The paper is not acceptable for publication in Foundations of Physics.After a discussion on the hole argument and on the open problems in defining observables in generally covariant theories like Einstein general relativity, the author refuses the notion of background independence in favour of a preferred physical background by invoking a semiclassical quantum theory including gravity as a one-particle approximation of QFT on a fixed curved background with a fixed foliation of spacetime. In this framework he considers a source particle gravitationally interacting with a test article and studies a double slit type of experiment involving a superposition of different gravitational fields. Then he defines a certain transition probability as an obersable to be used to corroborate his thesis that only the spatial diffeomorphisms on the given foliation in the given background are relevant (c-covariance against q-covariance).
The referee has clearly misunderstood the difference between c-covariance and q-covariance, which has nothing to do with "only the spatial diffeomorphisms on the given foliation in the given background are relevant''. In my humble opinion, this suggests that the referee has not read the paper very carefully.
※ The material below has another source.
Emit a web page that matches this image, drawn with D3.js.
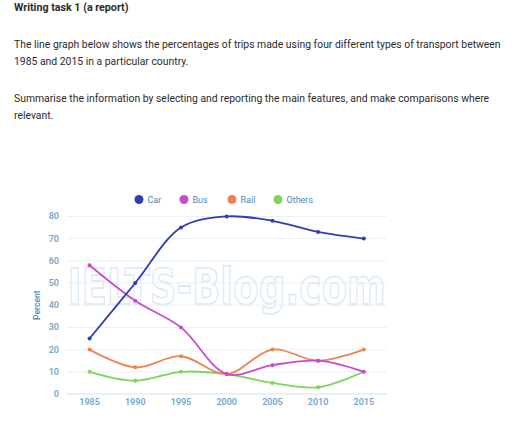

He has also misunderstood another important point: The experiment – the double slit experiment with the source particle gravitationally interacting with a test particle – is considered in different theoretical frameworks, and not in a single one.
All the description is based on Newtonian quantum mechanics and on not proven statements about its extension to the relativistic framework.
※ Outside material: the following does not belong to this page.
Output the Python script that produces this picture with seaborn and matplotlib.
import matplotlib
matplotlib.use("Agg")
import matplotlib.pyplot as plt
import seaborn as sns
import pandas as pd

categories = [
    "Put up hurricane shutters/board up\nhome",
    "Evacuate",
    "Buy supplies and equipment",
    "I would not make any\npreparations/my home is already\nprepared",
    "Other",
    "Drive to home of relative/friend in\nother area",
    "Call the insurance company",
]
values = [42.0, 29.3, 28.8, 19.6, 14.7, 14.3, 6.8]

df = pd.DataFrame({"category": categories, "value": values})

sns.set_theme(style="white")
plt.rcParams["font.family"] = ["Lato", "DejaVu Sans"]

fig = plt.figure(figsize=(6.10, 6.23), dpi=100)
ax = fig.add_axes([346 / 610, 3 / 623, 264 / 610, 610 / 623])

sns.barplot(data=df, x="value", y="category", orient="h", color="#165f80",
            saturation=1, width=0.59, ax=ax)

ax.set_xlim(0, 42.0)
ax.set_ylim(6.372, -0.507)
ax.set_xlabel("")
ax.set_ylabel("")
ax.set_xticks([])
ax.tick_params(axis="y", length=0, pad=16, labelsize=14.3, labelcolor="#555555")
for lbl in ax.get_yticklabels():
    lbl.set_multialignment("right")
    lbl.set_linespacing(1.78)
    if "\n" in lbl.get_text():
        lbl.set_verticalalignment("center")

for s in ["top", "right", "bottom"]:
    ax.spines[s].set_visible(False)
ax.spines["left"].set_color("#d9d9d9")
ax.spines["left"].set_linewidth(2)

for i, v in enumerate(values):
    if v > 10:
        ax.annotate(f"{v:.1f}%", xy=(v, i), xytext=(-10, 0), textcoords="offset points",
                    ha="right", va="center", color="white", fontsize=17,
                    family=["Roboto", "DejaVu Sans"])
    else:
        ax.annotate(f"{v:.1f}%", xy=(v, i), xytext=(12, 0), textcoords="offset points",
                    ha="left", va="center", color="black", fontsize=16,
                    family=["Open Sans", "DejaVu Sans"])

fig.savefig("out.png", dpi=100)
The referee does not seem to understand the role of thought experiments in the development of new physical theories. Based on his criterion, a paper by Einstein describing the elevator thought experiment and proposing the Einstein equivalence principle as a base for the future development of a relativistic theory of gravity should have been rejected as well: Such a paper could not have been based on some sort of "proven statements'' about relativistic gravity. If only papers based on "proven statements'' are acceptable, how could one develop a theory of quantum gravity? It seems, it should be developed in one hit in a single paper, without any intermediate steps not based on "proven statements''?
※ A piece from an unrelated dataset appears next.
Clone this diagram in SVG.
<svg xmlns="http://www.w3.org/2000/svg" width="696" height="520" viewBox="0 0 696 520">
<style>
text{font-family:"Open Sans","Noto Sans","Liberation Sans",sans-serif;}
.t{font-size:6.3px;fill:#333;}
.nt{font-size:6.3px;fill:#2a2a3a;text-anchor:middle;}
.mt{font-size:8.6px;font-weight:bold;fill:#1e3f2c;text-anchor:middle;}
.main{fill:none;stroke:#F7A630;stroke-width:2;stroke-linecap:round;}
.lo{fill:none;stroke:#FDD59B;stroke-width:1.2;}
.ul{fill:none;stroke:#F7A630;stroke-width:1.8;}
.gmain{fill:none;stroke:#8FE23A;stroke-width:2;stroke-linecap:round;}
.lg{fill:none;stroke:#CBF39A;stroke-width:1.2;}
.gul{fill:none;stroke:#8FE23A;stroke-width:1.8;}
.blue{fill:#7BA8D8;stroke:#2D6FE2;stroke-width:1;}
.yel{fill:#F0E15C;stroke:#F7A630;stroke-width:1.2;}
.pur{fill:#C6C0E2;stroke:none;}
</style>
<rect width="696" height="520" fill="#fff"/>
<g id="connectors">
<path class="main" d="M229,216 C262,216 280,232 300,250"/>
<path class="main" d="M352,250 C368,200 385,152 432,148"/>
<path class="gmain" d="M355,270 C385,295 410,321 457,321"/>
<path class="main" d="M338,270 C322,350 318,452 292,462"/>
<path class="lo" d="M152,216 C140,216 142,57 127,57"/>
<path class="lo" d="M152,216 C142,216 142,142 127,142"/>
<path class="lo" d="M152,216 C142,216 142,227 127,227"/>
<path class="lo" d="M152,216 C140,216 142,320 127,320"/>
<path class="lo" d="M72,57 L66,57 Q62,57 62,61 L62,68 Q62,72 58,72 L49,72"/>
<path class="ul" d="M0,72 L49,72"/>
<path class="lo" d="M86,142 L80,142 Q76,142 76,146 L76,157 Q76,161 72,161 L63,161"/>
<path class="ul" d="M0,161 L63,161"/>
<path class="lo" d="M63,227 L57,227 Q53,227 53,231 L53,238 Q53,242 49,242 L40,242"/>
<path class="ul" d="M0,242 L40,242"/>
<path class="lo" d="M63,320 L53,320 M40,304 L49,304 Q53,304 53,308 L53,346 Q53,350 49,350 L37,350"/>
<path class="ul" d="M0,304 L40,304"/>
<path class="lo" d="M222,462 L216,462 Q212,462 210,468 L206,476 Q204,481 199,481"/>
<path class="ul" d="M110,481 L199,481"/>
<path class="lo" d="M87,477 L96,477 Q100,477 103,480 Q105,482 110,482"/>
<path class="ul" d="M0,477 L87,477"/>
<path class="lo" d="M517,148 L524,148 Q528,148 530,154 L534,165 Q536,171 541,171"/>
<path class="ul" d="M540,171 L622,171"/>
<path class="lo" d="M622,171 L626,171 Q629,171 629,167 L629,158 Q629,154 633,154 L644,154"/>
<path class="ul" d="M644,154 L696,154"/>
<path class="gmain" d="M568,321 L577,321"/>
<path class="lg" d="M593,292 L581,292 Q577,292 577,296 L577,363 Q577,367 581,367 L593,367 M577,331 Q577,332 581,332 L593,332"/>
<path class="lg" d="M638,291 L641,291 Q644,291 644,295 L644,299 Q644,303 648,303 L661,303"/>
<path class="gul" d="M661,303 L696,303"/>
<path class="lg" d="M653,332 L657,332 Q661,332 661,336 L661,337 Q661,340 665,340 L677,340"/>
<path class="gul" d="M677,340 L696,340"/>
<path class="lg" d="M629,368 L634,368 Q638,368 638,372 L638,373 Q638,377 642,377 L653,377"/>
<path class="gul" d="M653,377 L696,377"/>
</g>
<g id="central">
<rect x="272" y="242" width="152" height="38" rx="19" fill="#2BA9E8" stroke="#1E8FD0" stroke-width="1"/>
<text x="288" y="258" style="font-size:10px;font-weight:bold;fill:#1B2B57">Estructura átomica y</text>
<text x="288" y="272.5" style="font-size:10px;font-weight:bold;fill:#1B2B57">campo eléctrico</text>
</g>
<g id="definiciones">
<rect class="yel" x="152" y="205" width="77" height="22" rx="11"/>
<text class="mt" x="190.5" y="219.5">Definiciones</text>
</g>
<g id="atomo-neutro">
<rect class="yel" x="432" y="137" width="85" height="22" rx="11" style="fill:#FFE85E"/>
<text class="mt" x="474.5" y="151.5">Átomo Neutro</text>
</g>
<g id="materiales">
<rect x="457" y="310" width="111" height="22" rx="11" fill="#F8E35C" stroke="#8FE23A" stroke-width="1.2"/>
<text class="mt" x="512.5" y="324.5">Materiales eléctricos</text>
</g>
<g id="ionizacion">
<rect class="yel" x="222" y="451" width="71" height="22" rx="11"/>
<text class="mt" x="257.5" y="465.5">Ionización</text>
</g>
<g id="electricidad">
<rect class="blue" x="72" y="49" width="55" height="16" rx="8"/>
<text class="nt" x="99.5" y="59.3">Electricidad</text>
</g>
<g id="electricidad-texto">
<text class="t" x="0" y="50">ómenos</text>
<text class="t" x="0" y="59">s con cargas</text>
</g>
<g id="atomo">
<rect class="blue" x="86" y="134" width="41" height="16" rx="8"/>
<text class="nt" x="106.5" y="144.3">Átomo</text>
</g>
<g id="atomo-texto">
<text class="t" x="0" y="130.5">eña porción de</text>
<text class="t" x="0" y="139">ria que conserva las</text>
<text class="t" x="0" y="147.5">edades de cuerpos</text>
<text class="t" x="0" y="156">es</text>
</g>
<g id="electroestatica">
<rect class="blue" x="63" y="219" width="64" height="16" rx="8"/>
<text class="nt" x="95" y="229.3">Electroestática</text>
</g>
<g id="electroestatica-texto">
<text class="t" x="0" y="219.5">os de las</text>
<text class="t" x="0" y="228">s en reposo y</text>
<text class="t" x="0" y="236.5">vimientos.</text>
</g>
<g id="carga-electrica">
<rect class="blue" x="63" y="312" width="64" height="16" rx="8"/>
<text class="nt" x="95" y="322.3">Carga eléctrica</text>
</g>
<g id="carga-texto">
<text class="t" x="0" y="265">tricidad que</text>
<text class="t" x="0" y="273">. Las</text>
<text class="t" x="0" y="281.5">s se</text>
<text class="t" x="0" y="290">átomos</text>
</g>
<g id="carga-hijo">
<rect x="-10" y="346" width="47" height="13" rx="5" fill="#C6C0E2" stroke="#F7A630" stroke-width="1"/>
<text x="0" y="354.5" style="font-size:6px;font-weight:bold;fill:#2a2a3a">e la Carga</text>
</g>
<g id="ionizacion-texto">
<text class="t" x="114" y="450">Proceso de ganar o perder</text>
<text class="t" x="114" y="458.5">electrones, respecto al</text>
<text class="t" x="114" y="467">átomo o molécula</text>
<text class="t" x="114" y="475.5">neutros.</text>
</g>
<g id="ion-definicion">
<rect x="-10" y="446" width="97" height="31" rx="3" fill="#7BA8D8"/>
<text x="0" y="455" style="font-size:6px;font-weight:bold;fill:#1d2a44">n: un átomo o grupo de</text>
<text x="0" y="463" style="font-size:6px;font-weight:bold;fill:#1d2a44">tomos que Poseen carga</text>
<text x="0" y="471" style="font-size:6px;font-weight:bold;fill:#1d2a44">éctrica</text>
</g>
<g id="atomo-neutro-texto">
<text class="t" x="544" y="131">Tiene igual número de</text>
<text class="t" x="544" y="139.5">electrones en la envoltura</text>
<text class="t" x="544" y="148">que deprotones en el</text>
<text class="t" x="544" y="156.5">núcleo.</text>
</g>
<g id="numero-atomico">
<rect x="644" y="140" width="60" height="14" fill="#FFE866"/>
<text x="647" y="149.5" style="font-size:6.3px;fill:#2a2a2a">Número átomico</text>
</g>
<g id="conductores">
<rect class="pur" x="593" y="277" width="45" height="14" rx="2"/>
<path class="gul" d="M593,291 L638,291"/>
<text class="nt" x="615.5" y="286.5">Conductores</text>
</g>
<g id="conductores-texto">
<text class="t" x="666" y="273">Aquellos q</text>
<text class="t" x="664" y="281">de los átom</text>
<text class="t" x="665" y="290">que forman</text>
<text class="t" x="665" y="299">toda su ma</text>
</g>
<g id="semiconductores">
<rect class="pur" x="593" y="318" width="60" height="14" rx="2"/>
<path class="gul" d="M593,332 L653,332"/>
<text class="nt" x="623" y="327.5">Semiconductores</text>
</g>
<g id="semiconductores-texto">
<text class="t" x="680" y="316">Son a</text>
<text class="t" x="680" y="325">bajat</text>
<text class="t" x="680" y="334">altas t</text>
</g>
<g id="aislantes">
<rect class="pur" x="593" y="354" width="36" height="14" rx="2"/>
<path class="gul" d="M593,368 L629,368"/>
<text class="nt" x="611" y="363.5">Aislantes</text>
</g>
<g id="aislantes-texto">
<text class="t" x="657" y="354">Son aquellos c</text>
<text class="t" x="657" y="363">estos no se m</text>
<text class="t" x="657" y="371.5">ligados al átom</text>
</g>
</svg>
Nonetheless, while the requirement to base a paper about quantum gravity on proven statements about relativistic quantum gravity is clearly nonsensical, I have missed the quite obvious opportunity to formulate the impossibility result in form of a theorem. While only a question of style (it seems that any interested reader should understand that the point of the paper is that background-free theories of quantum gravity are impossible) this makes also more obvious that the use of weak(er) approximations is an advantage rather than a disadvantage and that other problems of background-free theories do not question our results.
1) In Newton gravity we have either two particles interacting through the action-at-a-distance Newton gravitational potential or a particle in an external gravitational Newton potential. The first quantization of both systems is done only on the particle variables. In the second case we can have superposition of different states in the same external gravitational potential, but not superposition of states with different external gravitational potentials.
As can be easily observed, we need only the first case (two interacting particles) to make our point. If one of the particles is in a delta-like state, one particle theory with the corresponding potential given by the position of the other particle gives a reasonable approximation, but this is an unproblematic approximation inside the context of two-particle theory. In two-particle theory we can have superpositions of states with different delta-like wave functions for one particle.
2) The discussion of the double slit experiment is based on the non-relativistic theory of entanglement. Before applying it to gravity, i.e. to general relativity, one has to find its extension to special relativity, where the non-local properties of the Poincare' group and the associated complications in the definition of the relativistic center of mass are clearly incompatible with the description of composite quantum systems as tensor products of the Hilbert spaces of the components. Behind these problems there is the conventional nature of the choice of how to make clock synchronization for the definition of a instantaneous 3-space. This problem becomes worse in general relativity, where the equivalence principle forbids the existence of global inertial frames.
This is an example of an additional problem to be faced by a background-independent theory of quantum gravity. Once it makes the job of creating a background-free theory even more problematic, does not question our main result that such theories are not viable.
Let's note also that this problem is different from the problem we consider in our paper, thus, does not question the novelty of our results (which can be seen from the fact that our problem appears even in theories with a preferred foliation of spacetime).
3) If we give a foliation of Minkowski spacetime, i.e. a global non-inertial frame, and we try to quantize the massive Klein-Gordon field with the Tomonoga-Schwinger method, we get generically "non-unitary evolution" (the Torre-Varadarajan no-go theorem, Class.Quantum Grav. 16 (1999) 2651). In curved spacetimes it is even worst, because the given foliation must also be such to admit Fourier transform on its leaves (needed to define the Fock space). Therefore, there is no acceptable formulation of QFT to be used for semiclassicl gravity in a fixed foliation in the one-particle approximation.
This argument should be rejected for the same reasons: It describes yet an additional problem of background-free theories of quantum gravity, thus, does not question our thesis that such theories are not viable.
By the way, the criterion of acceptability is clearly wrong. Whatever the theory of quantum gravity, there will be applications where a one-particle approximation, however inconsistent or non-unitary, will be sufficient as an approximation, simply because the effects of particle creation and destruction and the uncertainties related with the definition of the vacuum are small enough to be ignored.
Then, in the mentioned paper it is noted that the problem is an ultraviolet one. Thus, it may disappear in regularizations. (Similar inequivalence problems appear in field theory approaches to thermodynamics between states with different temperature, but disappear in the regularization defined by atomic theory.) Instead, the problem we have presented does not disappear in regularizations, thus, should be considered as more serious.
As a consequence most of the statements in the paper are based on unproven results. The only available partial options are either background-independent loop quantum gravity (a type of relationism) or QFT on the fixed Minkowski background (needed for Fock space) in the family of harmonic gauges with gravity reduced to a spin-2 massless particle (the graviton). At this stage of development both of them do not allow a discussion of the double-slit experiment in the terms used in the paper.
It seems, the referee should have rejected a paper about Einstein's elevator thougth experiment before the completion of GR as not being based on proven results about relativistic gravity.
Anyway, in the new version of the paper we present a formal impossibility theorem, thus, the point is irrelevant for the new version.